The increasing need to bring machine learning to wide diversity hardware devices challenges existing compiler technologies. Briefly, different accelerator has different primitives (hardware instructions), and the compiler optimizations are hard to fit for all vendor-specific accelerators, including server-class GPU, embedded GPU and FPGA based Deep Learning Accelerators (DLA).

TVM solves optimization challenges specific to deep learning, such as high-level operator fusion, mapping to arbitrary hardware primitives, and memory latency hiding.

Background

The memory hierarchy varies from CPU, GPU to DLA. One of the characteristic of deep learning workload is that the memory transportation and arithmetic intensity is really high. The most popular neural network in deep learning is CNN, and n-D convolution (matrix multiplication) is one of the heaviest workload in CNN. Therefore, n-D convolution will be used for evaluation in the work.

All the compiler optimizations for the hardware devices are to enhance the memory utilization and reduce the hardware instructions, but it needs lots of hand-crafting.
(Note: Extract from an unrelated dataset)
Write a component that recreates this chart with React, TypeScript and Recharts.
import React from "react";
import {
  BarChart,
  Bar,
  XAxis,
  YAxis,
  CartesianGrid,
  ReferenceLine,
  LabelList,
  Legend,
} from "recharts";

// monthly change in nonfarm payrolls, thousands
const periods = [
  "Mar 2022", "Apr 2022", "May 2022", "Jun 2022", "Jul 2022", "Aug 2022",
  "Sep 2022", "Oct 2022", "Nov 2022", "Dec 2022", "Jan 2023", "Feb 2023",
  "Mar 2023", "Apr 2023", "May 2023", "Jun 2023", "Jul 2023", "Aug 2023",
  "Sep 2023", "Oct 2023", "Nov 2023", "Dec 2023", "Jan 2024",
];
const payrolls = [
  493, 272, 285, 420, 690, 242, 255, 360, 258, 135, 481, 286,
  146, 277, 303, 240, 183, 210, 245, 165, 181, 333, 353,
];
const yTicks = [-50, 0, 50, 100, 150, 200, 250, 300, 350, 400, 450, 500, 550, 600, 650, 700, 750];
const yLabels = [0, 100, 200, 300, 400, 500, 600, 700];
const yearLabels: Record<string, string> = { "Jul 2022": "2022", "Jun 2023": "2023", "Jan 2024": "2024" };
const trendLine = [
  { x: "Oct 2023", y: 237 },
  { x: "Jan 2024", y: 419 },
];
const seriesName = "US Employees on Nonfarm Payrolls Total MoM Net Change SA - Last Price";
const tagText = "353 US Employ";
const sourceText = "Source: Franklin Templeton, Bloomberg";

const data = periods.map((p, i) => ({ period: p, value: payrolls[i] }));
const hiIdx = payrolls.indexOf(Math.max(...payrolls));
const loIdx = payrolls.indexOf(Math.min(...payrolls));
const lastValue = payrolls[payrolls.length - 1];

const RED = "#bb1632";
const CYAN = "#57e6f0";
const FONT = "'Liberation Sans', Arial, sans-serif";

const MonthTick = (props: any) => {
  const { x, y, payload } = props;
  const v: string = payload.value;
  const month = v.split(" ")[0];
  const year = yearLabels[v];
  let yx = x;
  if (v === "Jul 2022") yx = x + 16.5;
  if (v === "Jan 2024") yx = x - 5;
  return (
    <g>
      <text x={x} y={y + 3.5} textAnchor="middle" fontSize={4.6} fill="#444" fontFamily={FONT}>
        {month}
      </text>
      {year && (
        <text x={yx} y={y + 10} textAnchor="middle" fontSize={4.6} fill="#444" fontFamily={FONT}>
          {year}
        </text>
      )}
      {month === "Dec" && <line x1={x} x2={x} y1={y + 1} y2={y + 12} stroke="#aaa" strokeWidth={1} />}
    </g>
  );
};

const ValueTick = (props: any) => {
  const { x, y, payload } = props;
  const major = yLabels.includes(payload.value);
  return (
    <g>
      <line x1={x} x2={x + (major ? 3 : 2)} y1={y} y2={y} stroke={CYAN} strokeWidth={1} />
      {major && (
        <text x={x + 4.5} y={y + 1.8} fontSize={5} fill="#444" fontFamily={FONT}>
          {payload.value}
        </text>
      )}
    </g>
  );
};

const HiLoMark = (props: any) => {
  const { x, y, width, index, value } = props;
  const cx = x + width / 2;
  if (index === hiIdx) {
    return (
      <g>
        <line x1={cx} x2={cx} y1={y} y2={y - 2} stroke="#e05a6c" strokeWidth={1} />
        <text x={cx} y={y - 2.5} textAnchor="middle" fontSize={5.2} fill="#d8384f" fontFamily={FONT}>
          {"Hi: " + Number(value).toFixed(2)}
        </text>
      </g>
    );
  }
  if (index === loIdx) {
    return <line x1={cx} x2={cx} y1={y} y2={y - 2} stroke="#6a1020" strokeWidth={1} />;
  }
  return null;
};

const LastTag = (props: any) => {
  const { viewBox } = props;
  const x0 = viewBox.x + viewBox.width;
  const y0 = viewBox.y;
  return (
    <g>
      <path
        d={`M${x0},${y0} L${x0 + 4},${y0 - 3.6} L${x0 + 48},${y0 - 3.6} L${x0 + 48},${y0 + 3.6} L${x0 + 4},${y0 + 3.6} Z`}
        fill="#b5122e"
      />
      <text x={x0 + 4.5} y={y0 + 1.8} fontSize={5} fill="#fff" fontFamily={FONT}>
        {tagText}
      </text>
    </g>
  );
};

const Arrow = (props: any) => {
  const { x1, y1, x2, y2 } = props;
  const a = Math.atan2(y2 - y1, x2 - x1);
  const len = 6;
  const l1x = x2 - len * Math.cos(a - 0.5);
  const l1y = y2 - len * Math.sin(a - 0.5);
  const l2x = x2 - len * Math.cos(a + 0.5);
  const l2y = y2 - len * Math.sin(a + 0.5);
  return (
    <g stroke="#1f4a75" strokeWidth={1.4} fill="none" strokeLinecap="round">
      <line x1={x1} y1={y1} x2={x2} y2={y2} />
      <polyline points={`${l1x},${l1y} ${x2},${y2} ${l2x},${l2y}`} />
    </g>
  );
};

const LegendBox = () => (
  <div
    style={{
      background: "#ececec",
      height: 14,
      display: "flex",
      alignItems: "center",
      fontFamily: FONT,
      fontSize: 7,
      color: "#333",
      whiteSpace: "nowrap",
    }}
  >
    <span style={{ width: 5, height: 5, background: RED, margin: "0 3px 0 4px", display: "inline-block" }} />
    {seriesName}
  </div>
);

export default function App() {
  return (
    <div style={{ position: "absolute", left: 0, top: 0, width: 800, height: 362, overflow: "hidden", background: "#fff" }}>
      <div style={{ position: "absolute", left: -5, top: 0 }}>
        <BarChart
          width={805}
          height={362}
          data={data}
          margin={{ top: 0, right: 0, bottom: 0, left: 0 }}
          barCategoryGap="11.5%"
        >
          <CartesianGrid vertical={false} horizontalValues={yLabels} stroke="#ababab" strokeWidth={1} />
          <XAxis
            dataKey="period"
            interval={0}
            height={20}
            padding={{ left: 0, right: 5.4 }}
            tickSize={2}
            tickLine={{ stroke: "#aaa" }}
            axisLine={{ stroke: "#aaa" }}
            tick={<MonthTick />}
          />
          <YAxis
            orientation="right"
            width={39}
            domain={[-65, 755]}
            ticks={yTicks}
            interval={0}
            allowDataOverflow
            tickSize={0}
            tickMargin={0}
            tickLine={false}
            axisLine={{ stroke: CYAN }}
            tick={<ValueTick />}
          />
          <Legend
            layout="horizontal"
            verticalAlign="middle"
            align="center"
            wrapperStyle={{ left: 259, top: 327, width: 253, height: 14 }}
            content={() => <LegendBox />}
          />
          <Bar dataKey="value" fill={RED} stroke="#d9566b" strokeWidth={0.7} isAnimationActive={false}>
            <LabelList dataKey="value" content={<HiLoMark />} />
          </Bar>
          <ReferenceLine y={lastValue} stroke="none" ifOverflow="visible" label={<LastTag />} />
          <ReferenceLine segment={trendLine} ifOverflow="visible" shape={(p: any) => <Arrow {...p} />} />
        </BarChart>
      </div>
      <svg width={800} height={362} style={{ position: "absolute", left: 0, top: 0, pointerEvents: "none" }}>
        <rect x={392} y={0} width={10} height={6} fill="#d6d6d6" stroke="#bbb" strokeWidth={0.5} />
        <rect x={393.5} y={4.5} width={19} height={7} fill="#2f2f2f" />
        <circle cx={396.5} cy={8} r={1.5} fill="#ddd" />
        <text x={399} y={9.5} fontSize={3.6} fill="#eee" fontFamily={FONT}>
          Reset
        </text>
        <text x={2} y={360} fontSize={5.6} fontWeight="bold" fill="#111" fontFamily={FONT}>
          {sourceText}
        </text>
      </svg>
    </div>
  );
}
Therefore, TVM is proposed to solve these problems automatically for different hardware.

Key Ideas

Optimizing Computational Graphs

  • Operator Fusion

This optimization can greatly reduce execution time, particularly in GPUs and specialized accelerators. Specifically, we recognize four categories of graph operators:

(1) injective (one-to-one map, e.g., add),

(2) reduction (e.g., sum),

(3) complexout-fusable (can fuse element-wise map to output, e.g., conv2d), and

(4) opaque (cannot be fused, e.g., sort).
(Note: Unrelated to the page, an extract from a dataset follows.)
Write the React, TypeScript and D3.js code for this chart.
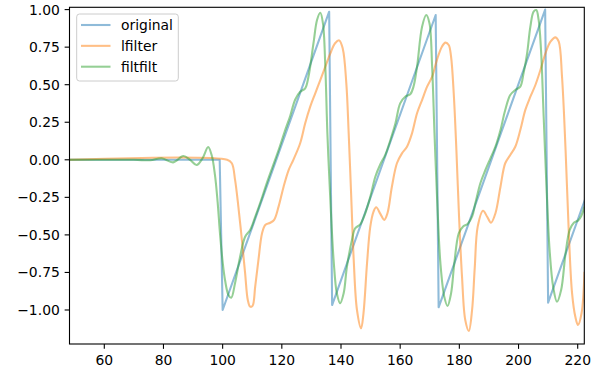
import { useEffect, useRef } from 'react'
import * as d3 from 'd3'

type Pt = [number, number]

// sawtooth input, read at its corners (straight between them)
const originalPts: Pt[] = [
  [48, 0], [99, 0], [100, -1.0], [136, 0.986], [137, -0.967], [172, 0.964],
  [173, -0.982], [209, 1.0], [210, -0.951], [223, -0.235],
]

const lfilterPts: Pt[] = [
  [48, 0], [101.5, 0], [103.1, -0.023], [104.2, -0.134], [105.3, -0.31], [106.5, -0.534],
  [107.6, -0.756], [108.5, -0.933], [109.3, -0.978], [110.1, -0.973], [111, -0.845],
  [112.1, -0.667], [113.3, -0.49], [114.4, -0.434], [116.1, -0.419], [117.4, -0.4],
  [118.9, -0.312], [120.6, -0.179], [122.3, -0.068], [123.9, 0], [126.2, 0.11],
  [127.9, 0.243], [129.6, 0.354], [131.3, 0.443], [133, 0.531], [134.7, 0.62],
  [136.4, 0.709], [138, 0.776], [139.4, 0.795], [140.6, 0.74], [141.8, 0.509],
  [142.6, 0.176], [143.5, -0.268], [144.3, -0.667], [145.4, -1.0], [146.8, -1.122],
  [147.6, -1.022], [148.8, -0.689], [149.9, -0.445], [151, -0.345], [151.9, -0.316],
  [153.3, -0.36], [154.6, -0.4], [155.7, -0.356], [157.2, -0.179], [158.9, -0.023],
  [160.6, 0.043], [162.3, 0.087], [164, 0.176], [165.7, 0.31], [167.4, 0.398],
  [169.1, 0.487], [170.8, 0.553], [172.4, 0.664], [174.1, 0.753], [175.3, 0.78],
  [176.4, 0.764], [177.2, 0.686], [178.1, 0.443], [179, 0.065], [179.9, -0.379],
  [180.9, -0.778], [182, -1.067], [183.2, -1.14], [184.3, -1.0], [185.2, -0.72],
  [186.2, -0.445], [188, -0.339], [189.4, -0.379], [190.7, -0.419], [192.2, -0.356],
  [193.9, -0.179], [195.5, -0.023], [197.2, 0.032], [198.9, 0.087], [200.6, 0.198],
  [202.3, 0.332], [204, 0.42], [205.7, 0.498], [207.4, 0.598], [209.1, 0.709],
  [210.8, 0.786], [212.5, 0.815], [213.6, 0.786], [214.7, 0.553], [215.9, 0.065],
  [217, -0.49], [218.1, -0.889], [219.2, -1.045], [220.1, -1.1], [221.3, -1.022],
  [222.3, -0.745],
]

const filtfiltPts: Pt[] = [
  [48, 0], [70, 0], [75.5, -0.003], [79.4, 0.01], [83.3, -0.017], [86.7, 0.025],
  [89, 0.0], [91.2, -0.035], [93.2, 0.01], [95.1, 0.085], [96.3, 0.03], [97.4, -0.1],
  [98.3, -0.28], [99.1, -0.49], [100, -0.68], [100.8, -0.8], [101.95, -0.9],
  [102.9, -0.918], [104.2, -0.82], [105.9, -0.645], [107.6, -0.512], [109.3, -0.467],
  [111, -0.38], [113, -0.27], [115, -0.15], [117, -0.04], [119, 0.07], [121, 0.19],
  [122.8, 0.29], [124.5, 0.4], [126.2, 0.453], [127.9, 0.476], [129, 0.553],
  [130.7, 0.776], [131.9, 0.931], [133, 0.979], [133.9, 0.909], [134.7, 0.62],
  [135.4, 0.176], [136.4, -0.268], [137.5, -0.667], [138.6, -0.889], [139.7, -0.955],
  [140.9, -0.889], [142, -0.712], [143.7, -0.534], [144.8, -0.456], [146.5, -0.43],
  [148.2, -0.356], [149.9, -0.246], [151.6, -0.113], [153.3, -0.03], [155, 0.035],
  [156.7, 0.132], [158.4, 0.243], [160, 0.376], [161.7, 0.42], [163.4, 0.436],
  [164.5, 0.487], [165.7, 0.62], [167.4, 0.886], [168.8, 0.964], [169.9, 0.909],
  [170.8, 0.62], [171.6, 0.176], [172.5, -0.268], [173.6, -0.689], [174.9, -0.911],
  [176, -0.973], [177.2, -0.889], [178.3, -0.689], [179.8, -0.49], [181.2, -0.445],
  [182.8, -0.427], [184.3, -0.379], [185.4, -0.29], [187.1, -0.156], [188.8, -0.068],
  [190.5, 0.01], [192.2, 0.087], [193.9, 0.198], [195.5, 0.332], [197.2, 0.431],
  [198.9, 0.465], [200.6, 0.487], [201.7, 0.576], [202.9, 0.709], [204, 0.886],
  [205.1, 0.986], [206, 0.997], [206.8, 0.931], [207.6, 0.731], [208.5, 0.287],
  [209.4, -0.156], [210.5, -0.6], [211.7, -0.845], [213, -0.945], [214.4, -0.867],
  [215.9, -0.623], [217.3, -0.467], [218.7, -0.419], [220.1, -0.405], [221.2, -0.374],
  [222.3, -0.312],
]

const xTicks = [60, 80, 100, 120, 140, 160, 180, 200, 220]
const yTicks = [-1, -0.75, -0.5, -0.25, 0, 0.25, 0.5, 0.75, 1]
const seriesNames = ['original', 'lfilter', 'filtfilt']
const seriesColors = ['#1f77b4', '#ff7f0e', '#2ca02c']

const font = 'DejaVu Sans, sans-serif'

const App = () => {
  const svgRef = useRef<SVGSVGElement>(null)

  useEffect(() => {
    if (!svgRef.current) return

    const width = 616
    const height = 370
    const margin = { top: 7.3, right: 31.7, bottom: 26, left: 69.5 }
    const innerW = width - margin.left - margin.right
    const innerH = height - margin.top - margin.bottom

    const root = d3.select(svgRef.current)
    root.selectAll('*').remove()
    root.attr('width', width).attr('height', height)

    root.append('defs').append('clipPath')
      .attr('id', 'plot-clip')
      .append('rect')
      .attr('width', innerW)
      .attr('height', innerH)

    const svg = root.append('g')
      .attr('transform', `translate(${margin.left},${margin.top})`)

    const x = d3.scaleLinear().domain([48.24, 222.23]).range([0, innerW])
    const y = d3.scaleLinear().domain([-1.2264, 1.0153]).range([innerH, 0])

    const line = d3.line<Pt>().x(d => x(d[0])).y(d => y(d[1]))
    const smooth = d3.line<Pt>().x(d => x(d[0])).y(d => y(d[1]))
      .curve(d3.curveCatmullRom.alpha(0.5))

    const plot = svg.append('g').attr('clip-path', 'url(#plot-clip)')
    const series: [Pt[], d3.Line<Pt>][] = [
      [originalPts, line],
      [lfilterPts, smooth],
      [filtfiltPts, smooth],
    ]
    series.forEach(([pts, gen], i) => {
      plot.append('path')
        .attr('d', gen(pts))
        .style('fill', 'none')
        .style('stroke', seriesColors[i])
        .style('stroke-opacity', 0.5)
        .style('stroke-width', '2.08px')
        .style('stroke-linejoin', 'round')
    })

    // axes frame
    svg.append('rect')
      .attr('width', innerW)
      .attr('height', innerH)
      .style('fill', 'none')
      .style('stroke', '#000')
      .style('stroke-width', '1.1px')

    const fmt = (v: number) => d3.format('.2f')(v).replace('-', '\u2212')

    const xt = svg.selectAll('.xtick').data(xTicks).enter().append('g')
      .attr('transform', d => `translate(${x(d)},${innerH})`)
    xt.append('line').attr('y2', 4.86).style('stroke', '#000').style('stroke-width', '1.1px')
    xt.append('text')
      .attr('y', 21)
      .attr('text-anchor', 'middle')
      .style('font-family', font)
      .style('font-size', '13.9px')
      .text(d => String(d))

    const yt = svg.selectAll('.ytick').data(yTicks).enter().append('g')
      .attr('transform', d => `translate(0,${y(d)})`)
    yt.append('line').attr('x2', -4.86).style('stroke', '#000').style('stroke-width', '1.1px')
    yt.append('text')
      .attr('x', -9.7)
      .attr('dy', 5)
      .attr('text-anchor', 'end')
      .style('font-family', font)
      .style('font-size', '13.9px')
      .text(d => fmt(d))

    // legend
    const legend = root.append('g')
    legend.append('rect')
      .attr('x', 76.7).attr('y', 14)
      .attr('width', 101.6).attr('height', 67)
      .attr('rx', 2.8)
      .style('fill', '#fff')
      .style('fill-opacity', 0.8)
      .style('stroke', '#cccccc')
      .style('stroke-width', '1px')
    seriesNames.forEach((name, i) => {
      const cy = 25 + i * 20.85
      legend.append('line')
        .attr('x1', 81).attr('x2', 110.5)
        .attr('y1', cy).attr('y2', cy)
        .style('stroke', seriesColors[i])
        .style('stroke-opacity', 0.5)
        .style('stroke-width', '2.08px')
      legend.append('text')
        .attr('x', 121).attr('y', cy + 5)
        .style('font-family', font)
        .style('font-size', '13.9px')
        .text(name)
    })
  }, [])

  return <svg ref={svgRef} style={{ position: 'absolute', left: 0, top: 0 }}></svg>
}

export default App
  • Data Layout Transformation

Data layout optimization converts a computational graph into one that can use better internal data layouts for execution on the target hardware. It starts by specifying the preferred data layout for each operator given the constraints dictated by memory hierarchies. We then perform the proper layout transformation between a producer and a consumer if their preferred data layouts do not match.
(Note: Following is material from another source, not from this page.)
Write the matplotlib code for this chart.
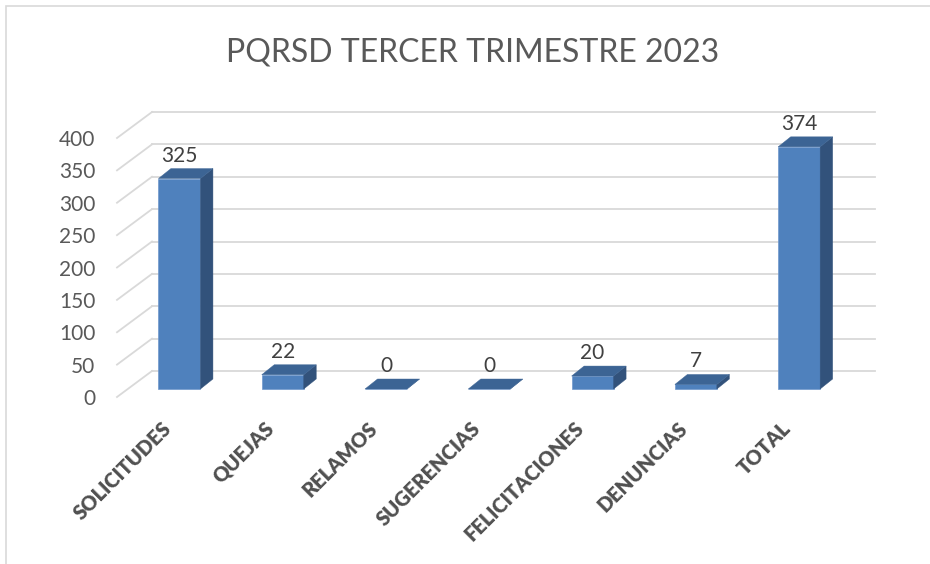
import matplotlib
matplotlib.use("Agg")
import matplotlib.pyplot as plt
import matplotlib.transforms as mtransforms
from matplotlib.patches import Polygon, Rectangle

categories = ["SOLICITUDES", "QUEJAS", "RELAMOS", "SUGERENCIAS",
              "FELICITACIONES", "DENUNCIAS", "TOTAL"]
values = [325, 22, 0, 0, 20, 7, 374]
yticks = [0, 50, 100, 150, 200, 250, 300, 350, 400]
title = "PQRSD TERCER TRIMESTRE 2023"

FONT = ["Lato", "DejaVu Sans"]
plt.rcParams["font.family"] = FONT

W, H, DPI = 930, 564, 100
fig = plt.figure(figsize=(W / DPI, H / DPI), dpi=DPI)
fig.patch.set_facecolor("white")

# chart border (left & top visible)
fig.patches.append(Rectangle((6 / W, -0.1), 1.2, (H - 6) / H + 0.1,
                             transform=fig.transFigure, fill=False,
                             edgecolor="#D9D9D9", linewidth=1.2))

# front plane of the 3D box
ax_left, ax_right = 117, 840
ax_top, ax_bottom = 138, 397
ax = fig.add_axes([ax_left / W, (H - ax_bottom) / H,
                   (ax_right - ax_left) / W, (ax_bottom - ax_top) / H])
n = len(categories)
ax.set_xlim(-0.5, n - 0.5)
ax.set_ylim(0, 400)
for s in ax.spines.values():
    s.set_visible(False)
ax.set_facecolor("none")
ax.set_xticks([])
ax.set_yticks(yticks)
ax.tick_params(axis="y", length=0, pad=15.5, labelsize=15, labelcolor="#595959")

def px_off(dx, dy):
    return mtransforms.ScaledTranslation(dx / DPI, dy / DPI, fig.dpi_scale_trans)

px_x = (ax_right - ax_left) / n
px_y = (ax_bottom - ax_top) / 400.0

# back wall
BACK_DX, BACK_DY = 35, 26
back = ax.transData + px_off(BACK_DX, BACK_DY)
grid_c = "#D9D9D9"
for t in yticks:
    ax.plot([-0.5, n - 0.5], [t, t], color=grid_c, lw=1.3,
            transform=back, clip_on=False, zorder=1)
    ax.plot([-0.5, -0.5 + BACK_DX / px_x], [t, t + BACK_DY / px_y],
            color=grid_c, lw=1.3, clip_on=False, zorder=1)

# bars
BAR_DX, BAR_DY = 10.8, 8
DEP_DX, DEP_DY = 12.5, 10
bw = 42 / px_x
front_c, side_c, top_c = "#4F81BD", "#32527B", "#3C6494"
bar_t = ax.transData + px_off(BAR_DX, BAR_DY)
ddx, ddy = DEP_DX / px_x, DEP_DY / px_y
for i, v in enumerate(values):
    x0, x1 = i - bw / 2, i + bw / 2
    ax.bar(i, v, width=bw, color=front_c, edgecolor="#6F97CC", linewidth=0.5,
           transform=bar_t, clip_on=False, zorder=3)
    side = Polygon([(x1, 0), (x1 + ddx, ddy), (x1 + ddx, v + ddy), (x1, v)],
                   closed=True, facecolor=side_c, edgecolor=side_c, lw=0.3,
                   transform=bar_t, clip_on=False, zorder=3)
    top = Polygon([(x0, v), (x1, v), (x1 + ddx, v + ddy), (x0 + ddx, v + ddy)],
                  closed=True, facecolor=top_c, edgecolor=top_c, lw=0.3,
                  transform=bar_t, clip_on=False, zorder=3)
    ax.add_patch(side)
    ax.add_patch(top)
    ax.text(i, v, str(v), ha="center", va="baseline", fontsize=15,
            color="#404040", transform=bar_t + px_off(0, 17), clip_on=False)
    ax.text(i, 0, categories[i], ha="right", va="center", rotation=45,
            rotation_mode="anchor", fontsize=14.5, fontweight="heavy",
            color="#505050", transform=ax.transData + px_off(-1, -28),
            clip_on=False)

fig.text(473 / W, (H - 62) / H, title, ha="center", va="baseline",
         fontsize=23, color="#595959")

fig.savefig("out.png", dpi=DPI, facecolor="white")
Generating Tensor Operations

  • Example
  • Explicit Memory Latency Hiding

Latency hiding refers to the process of overlapping memory operations with computation to maximize utilization of memory and compute resources. It requires different strategies depending on the target hardware back-end.
On CPUs, memory latency hiding is achieved implicitly with simultaneous multithreading or hardware prefetching. GPUs rely on rapid context switching
of many warps of threads [44]. In contrast, specialized DL accelerators such as the TPU usually favor leaner control with a decoupled access-execute (DAE) architecture and offload the problem of fine-grained synchronization to software.

Automating Optimization

  • ML-Based Cost Model

TVM takes a statistical approach to solve the cost modeling problem. In this approach, a schedule explorer proposes configurations that may improve an operator’s performance. For each schedule configuration, TVM use an ML model that takes the lowered loop program as input and predicts its running time on a given hardware back-end.

The model, trained using runtime measurement data collected during exploration, does not require the user to input detailed hardware information. TVM update the model periodically as we explore more configurations
during optimization, which improves accuracy for other related workloads, as well.

Evaluation

The authors focused on four critical questions:

  • Can TVM optimize DL workloads over multiple platforms?
  • How does TVM compare to existing DL frameworks (which rely on heavily optimized libraries) on each back-end?
  • Can TVM support new, emerging DL workloads (e.g., depthwise convolution, low precision operations)?
  • Can TVM support and optimize for new specialized accelerators?

Therefore, there are many experiments, and here are the ones that I concerned:

  • The performance on server-class GPU
  • The performance compared to mobile NN framework
  • The performance compared to mobile libraries

Conclusion

TVM proposed an end-to-end compilation stack to solve fundamental optimization challenges for deep learning across a diverse set of hardware back-ends. TVM system includes automated end-to-end optimization, which is historically a labor-intensive and highly specialized task.